Coraline (2009)
***½/****
screenplay by Henry Selick, based on the book by Neil Gaiman
directed by Henry Selick
by Walter Chaw SPOILER WARNING IN EFFECT. Best known for The Nightmare Before Christmas (although a lot of people still think that was directed by Tim Burton), Henry Selick returns to the realm of creepy stop-motion animation with an adaptation of Neil Gaiman's slim volume Coraline. Despite the addition of a character and an ending altered for, one suspects, purposes of padding, the book's sense of creepiness and agile grasp of the long blues of the pre-pubescent girl alone in a house with inattentive parents remain pristine. The picture's message retains the British-nanny scold of "be thankful for what you have," though Dakota Fanning's vocalization of the title character leans in and out of a Northwest American youbetcha.

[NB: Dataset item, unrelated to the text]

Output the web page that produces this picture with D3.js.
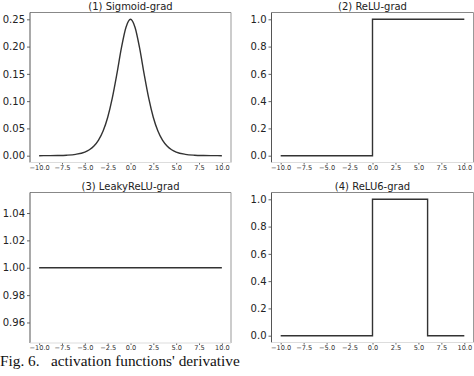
<html>
  <head>
    <meta charset="utf-8" />
    <script src="https://cdnjs.cloudflare.com/ajax/libs/d3/7.6.1/d3.min.js"></script>
    <style>
      body { margin: 0; background: #fff; }
      .title { font-family: "DejaVu Sans", sans-serif; font-size: 10px; fill: #222; }
      .ylab text { font-family: "DejaVu Sans", sans-serif; font-size: 10px; fill: #222; }
      .xlab text { font-family: "DejaVu Sans", sans-serif; font-size: 6.6px; fill: #333; }
      .axis path { display: none; }
      .axis line { stroke: #666; }
      .caption { font-family: "Liberation Serif", "Times New Roman", serif; font-size: 15.3px; fill: #111; white-space: pre; }
    </style>
  </head>
  <body>
    <svg width="474" height="376"></svg>
  </body>

  <script>
    // values
    let xTicks = [-10, -7.5, -5, -2.5, 0, 2.5, 5, 7.5, 10];

    let sigmoidX = [-10, -9, -8, -7, -6, -5, -4.5, -4, -3.5, -3, -2.5, -2, -1.5, -1, -0.5, 0,
                    0.5, 1, 1.5, 2, 2.5, 3, 3.5, 4, 4.5, 5, 6, 7, 8, 9, 10];
    let sigmoidY = [0.0000, 0.0001, 0.0003, 0.0009, 0.0025, 0.0066, 0.0109, 0.0177, 0.0285, 0.0452, 0.0701, 0.105, 0.149, 0.197, 0.235, 0.25,
                    0.235, 0.197, 0.149, 0.105, 0.0701, 0.0452, 0.0285, 0.0177, 0.0109, 0.0066, 0.0025, 0.0009, 0.0003, 0.0001, 0.0000];

    let reluX = [-10, 0, 0, 10];
    let reluY = [0, 0, 1, 1];

    let leakyX = [-10, 10];
    let leakyY = [1, 1];

    let relu6X = [-10, 0, 0, 6, 6, 10];
    let relu6Y = [0, 0, 1, 1, 0, 0];

    let titles = ["(1) Sigmoid-grad", "(2) ReLU-grad", "(3) LeakyReLU-grad", "(4) ReLU6-grad"];
    let sigmoidTicks = [0, 0.05, 0.1, 0.15, 0.2, 0.25];
    let unitTicks = [0, 0.2, 0.4, 0.6, 0.8, 1.0];
    let leakyTicks = [0.96, 0.98, 1.0, 1.02, 1.04];

    let svg = d3.select("svg");

    let panels = [
      { title: titles[0], xs: sigmoidX, ys: sigmoidY, yDom: [-0.0125, 0.2625], yTicks: sigmoidTicks, fmt: ".2f",
        box: { left: 30, right: 231, top: 12.5, bottom: 162.5 }, smooth: true },
      { title: titles[1], xs: reluX, ys: reluY, yDom: [-0.05, 1.05], yTicks: unitTicks, fmt: ".1f",
        box: { left: 271.5, right: 473.5, top: 12.5, bottom: 162.5 } },
      { title: titles[2], xs: leakyX, ys: leakyY, yDom: [0.945, 1.055], yTicks: leakyTicks, fmt: ".2f",
        box: { left: 30, right: 231, top: 192.5, bottom: 343 } },
      { title: titles[3], xs: relu6X, ys: relu6Y, yDom: [-0.05, 1.05], yTicks: unitTicks, fmt: ".1f",
        box: { left: 271.5, right: 473.5, top: 192.5, bottom: 342.5 } }
    ];

    panels.forEach((p) => {
      let b = p.box;
      let x = d3.scaleLinear().domain([-11, 11]).range([b.left, b.right]);
      let y = d3.scaleLinear().domain(p.yDom).range([b.bottom, b.top]);

      let g = svg.append("g");

      g.append("g")
        .attr("class", "axis xlab")
        .attr("transform", `translate(0,${b.bottom})`)
        .call(d3.axisBottom(x).tickValues(xTicks).tickSize(2).tickPadding(0.5)
          .tickFormat((d) => d3.format(".1f")(d).replace("-", "\u2212")));

      g.append("g")
        .attr("class", "axis ylab")
        .attr("transform", `translate(${b.left},0)`)
        .call(d3.axisLeft(y).tickValues(p.yTicks).tickSize(3).tickPadding(2)
          .tickFormat(d3.format(p.fmt)));

      // spines
      g.append("line").attr("x1", b.left).attr("x2", b.right).attr("y1", b.top).attr("y2", b.top)
        .attr("stroke", "#888").attr("stroke-width", 1);
      g.append("line").attr("x1", b.left).attr("x2", b.left).attr("y1", b.top).attr("y2", b.bottom)
        .attr("stroke", "#555").attr("stroke-width", 1);
      g.append("line").attr("x1", b.right).attr("x2", b.right).attr("y1", b.top).attr("y2", b.bottom)
        .attr("stroke", "#999").attr("stroke-width", 1);
      g.append("line").attr("x1", b.left).attr("x2", b.right).attr("y1", b.bottom).attr("y2", b.bottom)
        .attr("stroke", "#ddd").attr("stroke-width", 1);

      let pts = p.xs.map((v, i) => [v, p.ys[i]]);
      let line = d3.line()
        .x((d) => x(d[0]))
        .y((d) => y(d[1]))
        .curve(p.smooth ? d3.curveMonotoneX : d3.curveLinear);

      g.append("path")
        .datum(pts)
        .attr("fill", "none")
        .attr("stroke", "#333")
        .attr("stroke-width", 1.4)
        .attr("d", line);

      g.append("text")
        .attr("class", "title")
        .attr("x", (b.left + b.right) / 2)
        .attr("y", b.top - 3)
        .attr("text-anchor", "middle")
        .text(p.title);
    });

    svg.append("text")
      .attr("class", "caption")
      .attr("x", 0)
      .attr("y", 365.5)
      .text("Fig. 6.   activation functions' derivative");
  </script>
</html>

It suggests that of the many demons Coraline fights, the most treacherous is the grey beast Populism–the one that demands Teri Hatcher voice Mother (and Other Mother) and Ian McShane upstairs Russian circus performer neighbour Bobinsky. But credit Selick for in essence attempting a Charlie Kaufman film for children with Jan Svankmajer imagery–his invention almost making one forget that it would've worked better in an older, more mysterious, more fraught place than rain-swept Oregon. It is, after all, a picture that illustrates the horror of perfect domesticity in favour of perfect dysfunction: here, the threats of Stepford Wifery far outweigh the threats of a dual-income family, house poor and scrabbling to get by. Viewed as a movie about class, the three levels of Coraline's pink house–the top rented to Bolinsky and his dancing mice, the bottom to Spink & Forcible (Jennifer Saunders/Dawn French)–can be seen as some social stratification of which Coraline's Mother does not suffer well.